→ **WHAT TO DO**:
In the records below, find the line that contains "Recreate this image as a web" and the line that contains "const chart = echarts.init(document.getElementById('chart'))"; write out exactly those two lines and everything between them, without the pictures.

BEGIN DATA SHOWN

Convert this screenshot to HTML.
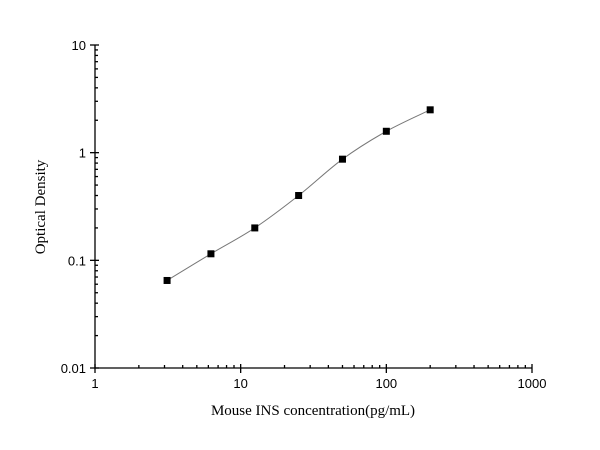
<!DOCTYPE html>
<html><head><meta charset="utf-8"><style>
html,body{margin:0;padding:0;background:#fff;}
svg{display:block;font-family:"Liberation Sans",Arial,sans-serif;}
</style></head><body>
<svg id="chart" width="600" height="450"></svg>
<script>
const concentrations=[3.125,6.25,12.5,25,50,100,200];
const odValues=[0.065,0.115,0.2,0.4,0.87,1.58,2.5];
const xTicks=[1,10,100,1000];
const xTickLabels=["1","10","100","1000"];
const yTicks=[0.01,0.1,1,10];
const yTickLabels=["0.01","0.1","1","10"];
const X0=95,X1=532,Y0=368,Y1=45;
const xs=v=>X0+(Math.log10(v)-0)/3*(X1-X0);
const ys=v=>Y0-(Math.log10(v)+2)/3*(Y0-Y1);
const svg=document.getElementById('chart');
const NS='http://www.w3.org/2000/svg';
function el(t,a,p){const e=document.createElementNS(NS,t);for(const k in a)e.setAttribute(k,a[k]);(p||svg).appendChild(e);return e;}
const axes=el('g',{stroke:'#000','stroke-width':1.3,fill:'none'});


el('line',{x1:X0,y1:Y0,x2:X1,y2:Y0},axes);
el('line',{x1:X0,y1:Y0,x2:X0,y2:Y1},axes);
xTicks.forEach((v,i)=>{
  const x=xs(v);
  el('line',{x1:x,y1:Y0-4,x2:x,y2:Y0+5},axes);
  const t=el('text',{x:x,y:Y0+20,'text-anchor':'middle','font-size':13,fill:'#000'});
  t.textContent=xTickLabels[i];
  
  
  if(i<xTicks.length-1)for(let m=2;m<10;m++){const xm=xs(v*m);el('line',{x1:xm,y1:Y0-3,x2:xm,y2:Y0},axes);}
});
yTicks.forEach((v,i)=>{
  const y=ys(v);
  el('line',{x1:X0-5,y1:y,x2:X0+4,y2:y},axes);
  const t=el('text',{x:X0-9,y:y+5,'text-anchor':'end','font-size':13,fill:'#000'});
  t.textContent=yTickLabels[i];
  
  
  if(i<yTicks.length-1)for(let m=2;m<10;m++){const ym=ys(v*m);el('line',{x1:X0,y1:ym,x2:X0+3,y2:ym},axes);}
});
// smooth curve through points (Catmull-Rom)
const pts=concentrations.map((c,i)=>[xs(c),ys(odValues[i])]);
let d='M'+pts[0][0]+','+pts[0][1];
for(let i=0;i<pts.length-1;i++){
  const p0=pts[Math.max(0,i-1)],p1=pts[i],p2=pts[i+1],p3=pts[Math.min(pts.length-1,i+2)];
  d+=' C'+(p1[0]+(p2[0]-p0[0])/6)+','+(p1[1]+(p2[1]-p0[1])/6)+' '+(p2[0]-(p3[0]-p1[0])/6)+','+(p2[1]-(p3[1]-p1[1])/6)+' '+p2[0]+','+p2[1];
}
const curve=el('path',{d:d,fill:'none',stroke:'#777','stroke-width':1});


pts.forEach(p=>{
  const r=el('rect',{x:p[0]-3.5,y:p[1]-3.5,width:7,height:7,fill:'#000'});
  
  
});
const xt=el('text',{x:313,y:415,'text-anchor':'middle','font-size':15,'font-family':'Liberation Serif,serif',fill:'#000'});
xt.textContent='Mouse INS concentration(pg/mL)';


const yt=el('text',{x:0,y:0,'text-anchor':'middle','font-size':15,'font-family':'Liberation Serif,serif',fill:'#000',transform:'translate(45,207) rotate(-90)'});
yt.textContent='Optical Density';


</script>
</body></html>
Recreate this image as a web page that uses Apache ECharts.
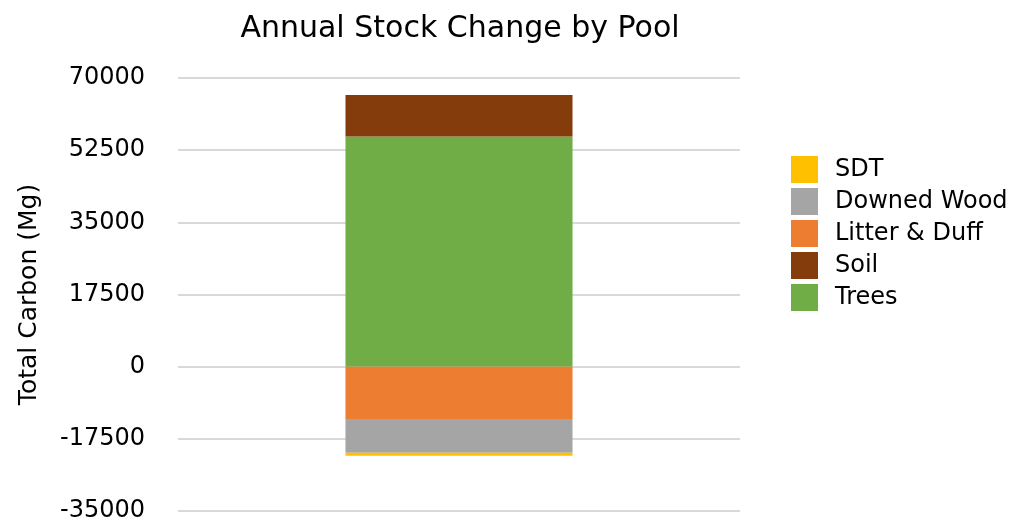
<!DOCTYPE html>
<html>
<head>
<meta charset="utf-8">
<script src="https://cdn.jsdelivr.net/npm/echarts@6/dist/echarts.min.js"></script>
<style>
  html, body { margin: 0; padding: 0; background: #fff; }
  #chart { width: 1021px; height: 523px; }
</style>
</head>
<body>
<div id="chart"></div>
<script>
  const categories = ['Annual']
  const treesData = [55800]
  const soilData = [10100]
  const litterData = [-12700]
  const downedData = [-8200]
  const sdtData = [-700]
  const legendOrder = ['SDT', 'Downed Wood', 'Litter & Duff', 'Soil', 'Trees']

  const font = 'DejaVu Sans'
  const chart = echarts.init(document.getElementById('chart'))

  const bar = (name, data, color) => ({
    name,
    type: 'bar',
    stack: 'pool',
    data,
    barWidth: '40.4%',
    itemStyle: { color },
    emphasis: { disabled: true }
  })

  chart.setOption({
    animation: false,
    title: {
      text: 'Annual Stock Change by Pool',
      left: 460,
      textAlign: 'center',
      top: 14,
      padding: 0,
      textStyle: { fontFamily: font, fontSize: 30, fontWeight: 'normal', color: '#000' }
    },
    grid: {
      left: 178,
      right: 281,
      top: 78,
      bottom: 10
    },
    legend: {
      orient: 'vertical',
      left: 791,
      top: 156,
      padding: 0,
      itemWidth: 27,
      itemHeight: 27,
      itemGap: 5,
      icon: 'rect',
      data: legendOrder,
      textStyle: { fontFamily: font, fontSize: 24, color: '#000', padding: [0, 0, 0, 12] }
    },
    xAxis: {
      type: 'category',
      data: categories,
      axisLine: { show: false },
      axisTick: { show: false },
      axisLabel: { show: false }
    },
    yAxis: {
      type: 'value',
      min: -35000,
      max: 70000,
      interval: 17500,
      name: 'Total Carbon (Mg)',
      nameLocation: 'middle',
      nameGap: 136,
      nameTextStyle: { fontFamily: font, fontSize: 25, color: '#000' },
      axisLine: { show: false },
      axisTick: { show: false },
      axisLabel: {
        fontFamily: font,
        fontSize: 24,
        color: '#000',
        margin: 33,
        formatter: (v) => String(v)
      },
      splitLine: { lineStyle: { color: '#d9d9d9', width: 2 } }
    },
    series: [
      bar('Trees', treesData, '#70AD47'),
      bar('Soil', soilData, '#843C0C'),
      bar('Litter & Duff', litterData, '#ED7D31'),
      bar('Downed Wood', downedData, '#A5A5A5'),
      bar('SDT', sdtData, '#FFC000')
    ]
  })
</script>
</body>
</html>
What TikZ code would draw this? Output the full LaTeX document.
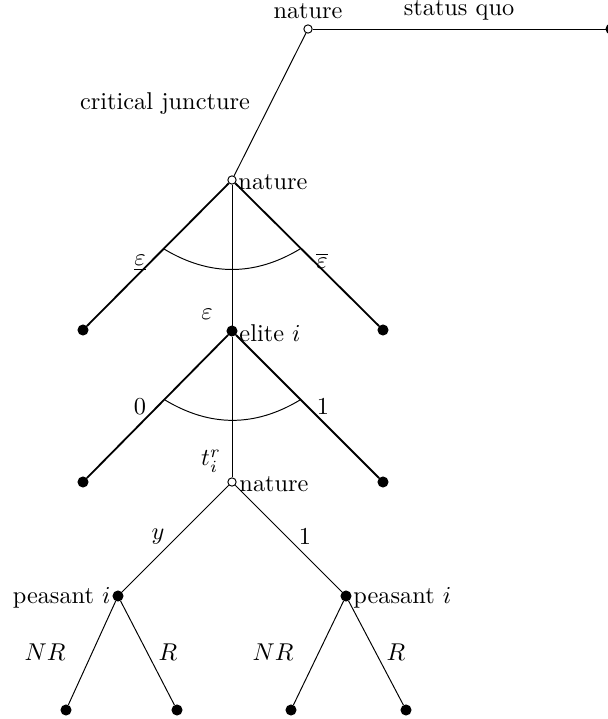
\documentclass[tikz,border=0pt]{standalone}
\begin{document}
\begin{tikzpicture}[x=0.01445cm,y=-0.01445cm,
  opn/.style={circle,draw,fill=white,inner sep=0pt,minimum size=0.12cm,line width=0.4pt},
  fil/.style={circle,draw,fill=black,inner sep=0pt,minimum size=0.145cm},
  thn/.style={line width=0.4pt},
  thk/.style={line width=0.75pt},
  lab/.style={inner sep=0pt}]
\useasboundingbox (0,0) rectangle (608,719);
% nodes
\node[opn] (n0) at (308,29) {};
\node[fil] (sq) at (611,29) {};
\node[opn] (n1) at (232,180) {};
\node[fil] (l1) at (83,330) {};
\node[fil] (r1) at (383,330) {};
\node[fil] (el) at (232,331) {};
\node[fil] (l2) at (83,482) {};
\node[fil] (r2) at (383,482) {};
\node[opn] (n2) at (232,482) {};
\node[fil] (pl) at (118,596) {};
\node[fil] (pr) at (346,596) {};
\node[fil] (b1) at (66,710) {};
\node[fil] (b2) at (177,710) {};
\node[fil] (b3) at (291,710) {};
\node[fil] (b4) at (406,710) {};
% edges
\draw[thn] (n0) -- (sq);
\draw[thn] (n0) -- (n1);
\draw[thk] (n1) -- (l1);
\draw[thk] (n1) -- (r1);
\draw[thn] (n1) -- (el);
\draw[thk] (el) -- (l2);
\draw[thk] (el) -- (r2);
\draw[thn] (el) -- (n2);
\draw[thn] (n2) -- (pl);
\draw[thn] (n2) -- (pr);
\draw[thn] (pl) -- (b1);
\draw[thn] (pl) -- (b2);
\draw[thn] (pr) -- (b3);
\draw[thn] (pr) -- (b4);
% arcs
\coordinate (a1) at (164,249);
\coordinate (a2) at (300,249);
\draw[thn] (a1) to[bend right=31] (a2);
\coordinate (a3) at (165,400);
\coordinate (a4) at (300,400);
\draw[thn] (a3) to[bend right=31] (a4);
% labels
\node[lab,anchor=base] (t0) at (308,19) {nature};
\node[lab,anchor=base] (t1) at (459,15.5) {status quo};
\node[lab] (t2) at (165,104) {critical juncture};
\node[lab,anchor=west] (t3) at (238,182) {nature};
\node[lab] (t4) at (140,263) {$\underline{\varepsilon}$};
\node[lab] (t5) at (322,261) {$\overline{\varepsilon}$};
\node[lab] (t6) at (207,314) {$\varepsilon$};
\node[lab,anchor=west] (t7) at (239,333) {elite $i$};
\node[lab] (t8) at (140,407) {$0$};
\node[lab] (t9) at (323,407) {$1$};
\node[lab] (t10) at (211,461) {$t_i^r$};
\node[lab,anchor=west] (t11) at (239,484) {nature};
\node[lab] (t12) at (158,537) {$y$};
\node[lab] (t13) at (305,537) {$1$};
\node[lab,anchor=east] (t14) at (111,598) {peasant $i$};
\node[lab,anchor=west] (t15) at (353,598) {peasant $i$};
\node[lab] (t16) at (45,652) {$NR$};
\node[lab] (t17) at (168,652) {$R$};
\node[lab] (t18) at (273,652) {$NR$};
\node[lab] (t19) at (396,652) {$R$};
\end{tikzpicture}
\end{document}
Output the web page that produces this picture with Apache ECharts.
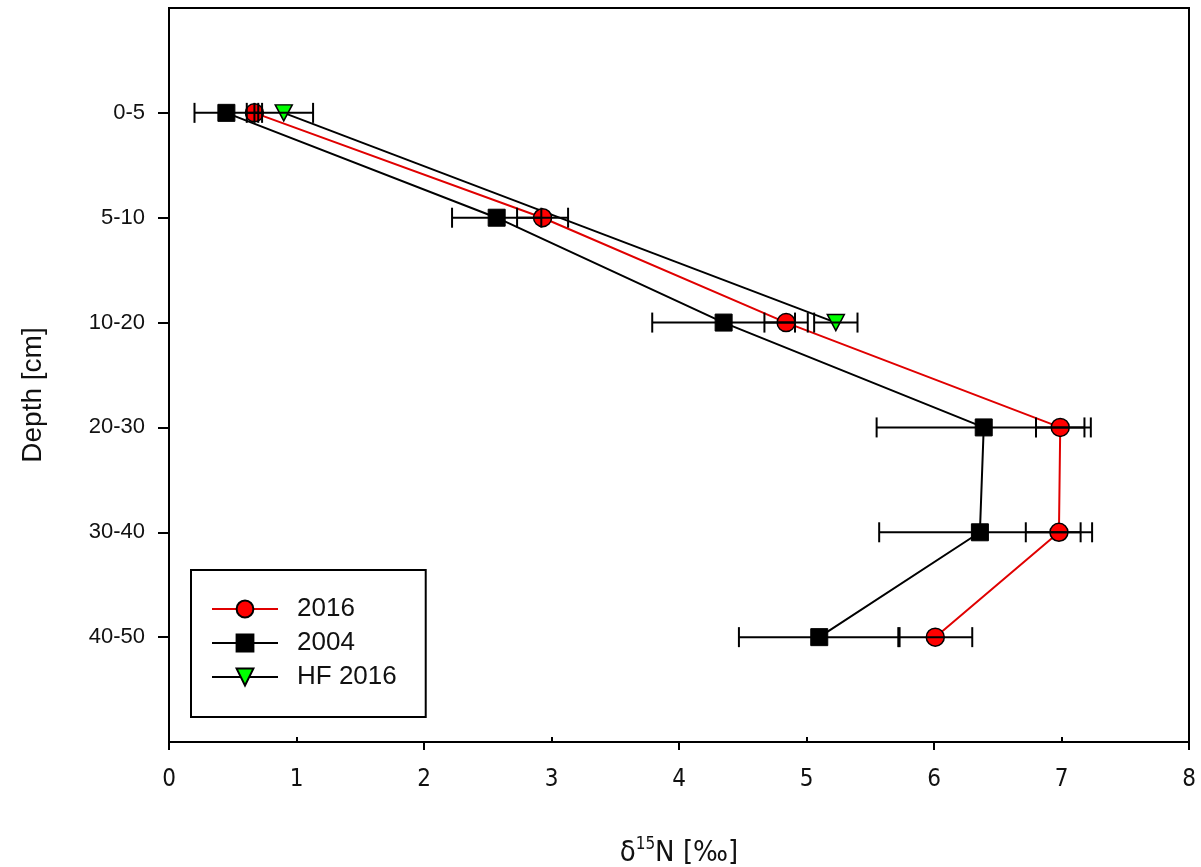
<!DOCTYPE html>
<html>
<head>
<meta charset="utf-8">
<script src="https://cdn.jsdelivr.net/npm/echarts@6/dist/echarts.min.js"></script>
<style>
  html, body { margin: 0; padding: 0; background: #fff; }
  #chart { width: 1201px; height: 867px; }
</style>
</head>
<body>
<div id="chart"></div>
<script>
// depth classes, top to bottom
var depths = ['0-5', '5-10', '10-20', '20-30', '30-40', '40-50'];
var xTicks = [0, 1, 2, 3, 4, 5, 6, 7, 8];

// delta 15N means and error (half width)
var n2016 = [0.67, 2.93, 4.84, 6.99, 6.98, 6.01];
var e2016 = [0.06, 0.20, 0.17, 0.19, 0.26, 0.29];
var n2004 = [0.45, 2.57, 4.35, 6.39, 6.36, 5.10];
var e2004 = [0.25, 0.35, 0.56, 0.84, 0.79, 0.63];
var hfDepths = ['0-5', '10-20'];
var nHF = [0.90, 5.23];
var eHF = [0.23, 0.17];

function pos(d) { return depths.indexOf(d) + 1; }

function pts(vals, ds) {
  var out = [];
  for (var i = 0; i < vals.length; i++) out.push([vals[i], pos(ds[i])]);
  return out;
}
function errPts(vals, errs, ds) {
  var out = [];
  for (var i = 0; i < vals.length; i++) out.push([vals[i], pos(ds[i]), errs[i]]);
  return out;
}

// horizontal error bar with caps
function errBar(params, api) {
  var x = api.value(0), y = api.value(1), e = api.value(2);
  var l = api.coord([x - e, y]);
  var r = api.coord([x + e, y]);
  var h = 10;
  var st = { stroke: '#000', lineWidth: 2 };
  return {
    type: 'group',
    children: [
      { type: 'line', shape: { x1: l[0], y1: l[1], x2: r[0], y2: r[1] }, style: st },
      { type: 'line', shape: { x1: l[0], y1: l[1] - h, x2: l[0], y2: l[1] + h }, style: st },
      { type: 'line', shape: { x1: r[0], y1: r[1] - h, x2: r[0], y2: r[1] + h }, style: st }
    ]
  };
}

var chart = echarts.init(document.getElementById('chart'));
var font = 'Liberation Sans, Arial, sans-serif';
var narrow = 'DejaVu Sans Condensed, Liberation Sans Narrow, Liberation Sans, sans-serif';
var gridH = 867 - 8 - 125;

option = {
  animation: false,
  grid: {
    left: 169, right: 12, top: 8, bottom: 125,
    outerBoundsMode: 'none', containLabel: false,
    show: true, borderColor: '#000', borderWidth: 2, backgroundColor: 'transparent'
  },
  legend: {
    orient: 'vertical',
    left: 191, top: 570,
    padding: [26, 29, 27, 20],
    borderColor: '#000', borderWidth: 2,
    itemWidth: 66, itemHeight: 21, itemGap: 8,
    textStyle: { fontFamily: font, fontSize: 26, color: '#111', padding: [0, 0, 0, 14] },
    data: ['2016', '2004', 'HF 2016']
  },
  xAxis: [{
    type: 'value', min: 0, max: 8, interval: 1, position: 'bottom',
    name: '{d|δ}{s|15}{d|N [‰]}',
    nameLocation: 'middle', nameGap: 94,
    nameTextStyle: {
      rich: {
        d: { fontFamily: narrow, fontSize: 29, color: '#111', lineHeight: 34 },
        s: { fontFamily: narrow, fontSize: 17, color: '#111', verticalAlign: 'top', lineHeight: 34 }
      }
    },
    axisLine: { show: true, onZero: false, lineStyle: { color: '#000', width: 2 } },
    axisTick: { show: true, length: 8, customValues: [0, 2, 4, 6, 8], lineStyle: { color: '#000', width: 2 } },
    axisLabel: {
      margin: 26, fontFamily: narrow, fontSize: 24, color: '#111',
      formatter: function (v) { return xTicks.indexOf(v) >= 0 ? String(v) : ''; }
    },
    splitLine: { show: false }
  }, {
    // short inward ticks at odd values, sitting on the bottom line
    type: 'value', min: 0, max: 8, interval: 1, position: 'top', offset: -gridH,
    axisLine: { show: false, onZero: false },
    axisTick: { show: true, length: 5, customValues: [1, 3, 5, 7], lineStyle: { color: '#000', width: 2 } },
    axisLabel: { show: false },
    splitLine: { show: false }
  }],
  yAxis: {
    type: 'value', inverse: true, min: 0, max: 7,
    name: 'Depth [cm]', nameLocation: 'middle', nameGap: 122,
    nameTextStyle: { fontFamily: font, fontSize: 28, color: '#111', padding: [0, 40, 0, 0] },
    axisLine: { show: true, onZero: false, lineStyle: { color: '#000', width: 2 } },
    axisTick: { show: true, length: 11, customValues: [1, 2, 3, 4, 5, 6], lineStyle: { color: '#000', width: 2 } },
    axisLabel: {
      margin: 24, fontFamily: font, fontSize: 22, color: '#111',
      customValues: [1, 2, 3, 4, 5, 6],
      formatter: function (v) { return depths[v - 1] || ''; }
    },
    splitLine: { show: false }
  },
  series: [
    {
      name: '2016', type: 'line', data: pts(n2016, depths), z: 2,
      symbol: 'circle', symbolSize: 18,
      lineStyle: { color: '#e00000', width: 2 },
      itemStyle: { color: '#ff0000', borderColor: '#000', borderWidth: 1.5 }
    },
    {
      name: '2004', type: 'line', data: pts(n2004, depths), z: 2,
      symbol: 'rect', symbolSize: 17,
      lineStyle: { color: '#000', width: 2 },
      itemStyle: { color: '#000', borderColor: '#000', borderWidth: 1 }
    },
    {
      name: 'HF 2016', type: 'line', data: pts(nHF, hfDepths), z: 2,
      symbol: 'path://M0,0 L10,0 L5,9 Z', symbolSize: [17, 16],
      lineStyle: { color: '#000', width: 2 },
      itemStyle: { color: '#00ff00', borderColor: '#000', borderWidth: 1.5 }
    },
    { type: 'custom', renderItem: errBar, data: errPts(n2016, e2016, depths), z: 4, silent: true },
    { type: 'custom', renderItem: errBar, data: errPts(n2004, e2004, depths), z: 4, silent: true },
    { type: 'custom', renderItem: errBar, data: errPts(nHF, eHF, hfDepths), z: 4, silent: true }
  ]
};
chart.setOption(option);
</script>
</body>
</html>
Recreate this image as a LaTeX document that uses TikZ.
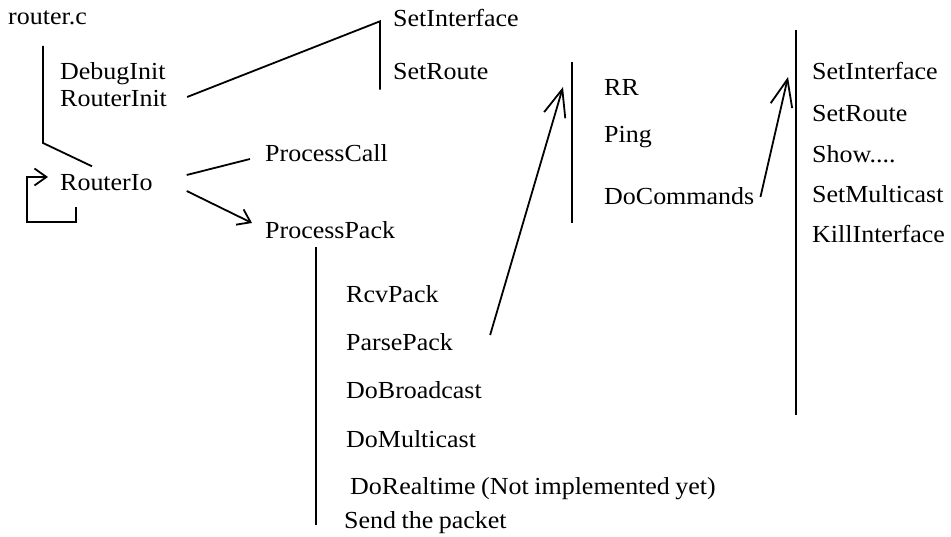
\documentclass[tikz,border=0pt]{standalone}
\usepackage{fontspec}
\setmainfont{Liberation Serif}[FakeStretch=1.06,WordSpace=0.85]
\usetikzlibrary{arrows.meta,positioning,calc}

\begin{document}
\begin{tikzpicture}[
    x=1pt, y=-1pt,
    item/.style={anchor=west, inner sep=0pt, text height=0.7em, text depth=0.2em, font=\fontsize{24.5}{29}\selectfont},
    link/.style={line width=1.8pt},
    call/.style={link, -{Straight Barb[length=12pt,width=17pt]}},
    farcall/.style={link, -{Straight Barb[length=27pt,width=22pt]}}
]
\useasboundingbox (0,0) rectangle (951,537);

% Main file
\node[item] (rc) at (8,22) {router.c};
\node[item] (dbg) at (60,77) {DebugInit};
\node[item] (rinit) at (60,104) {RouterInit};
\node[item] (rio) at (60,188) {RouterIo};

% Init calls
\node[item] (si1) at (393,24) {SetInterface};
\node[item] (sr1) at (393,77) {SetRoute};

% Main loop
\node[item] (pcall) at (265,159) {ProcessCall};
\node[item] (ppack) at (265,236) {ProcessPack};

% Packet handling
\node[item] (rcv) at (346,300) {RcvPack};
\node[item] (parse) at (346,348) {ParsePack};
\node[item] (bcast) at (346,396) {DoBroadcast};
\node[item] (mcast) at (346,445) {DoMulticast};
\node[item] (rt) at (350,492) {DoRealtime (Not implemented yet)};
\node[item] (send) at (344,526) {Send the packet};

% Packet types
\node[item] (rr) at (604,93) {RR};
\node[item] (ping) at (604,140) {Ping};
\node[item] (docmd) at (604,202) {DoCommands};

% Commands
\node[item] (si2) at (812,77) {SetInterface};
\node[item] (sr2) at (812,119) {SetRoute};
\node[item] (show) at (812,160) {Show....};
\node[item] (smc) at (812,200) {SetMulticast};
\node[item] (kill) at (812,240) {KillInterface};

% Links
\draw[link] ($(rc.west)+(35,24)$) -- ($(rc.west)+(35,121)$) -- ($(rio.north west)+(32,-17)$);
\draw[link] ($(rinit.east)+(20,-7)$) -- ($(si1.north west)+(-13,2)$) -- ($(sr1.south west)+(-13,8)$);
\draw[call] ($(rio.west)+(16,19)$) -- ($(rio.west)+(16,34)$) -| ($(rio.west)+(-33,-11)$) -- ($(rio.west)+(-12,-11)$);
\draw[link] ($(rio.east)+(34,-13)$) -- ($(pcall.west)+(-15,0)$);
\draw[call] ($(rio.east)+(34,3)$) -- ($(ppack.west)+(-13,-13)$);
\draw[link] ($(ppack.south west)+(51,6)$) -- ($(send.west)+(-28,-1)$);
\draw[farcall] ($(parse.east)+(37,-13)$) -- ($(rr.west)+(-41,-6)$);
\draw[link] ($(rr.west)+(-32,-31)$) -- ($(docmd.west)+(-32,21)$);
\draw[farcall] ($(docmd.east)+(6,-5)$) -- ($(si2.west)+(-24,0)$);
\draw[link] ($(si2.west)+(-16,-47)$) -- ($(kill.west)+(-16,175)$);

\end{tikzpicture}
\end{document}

END DATA SHOWN

→ **IN RESPONSE**:
Recreate this image as a web page that uses Apache ECharts.
<!DOCTYPE html>
<html>
<head>
<meta charset="utf-8">
<script src="https://cdn.jsdelivr.net/npm/echarts@6/dist/echarts.min.js"></script>
<style>
  html, body { margin: 0; padding: 0; background: #fff; }
  #chart { width: 1021px; height: 523px; }
</style>
</head>
<body>
<div id="chart"></div>
<script>
  const categories = ['Annual']
  const treesData = [55800]
  const soilData = [10100]
  const litterData = [-12700]
  const downedData = [-8200]
  const sdtData = [-700]
  const legendOrder = ['SDT', 'Downed Wood', 'Litter & Duff', 'Soil', 'Trees']

  const font = 'DejaVu Sans'
  const chart = echarts.init(document.getElementById('chart'))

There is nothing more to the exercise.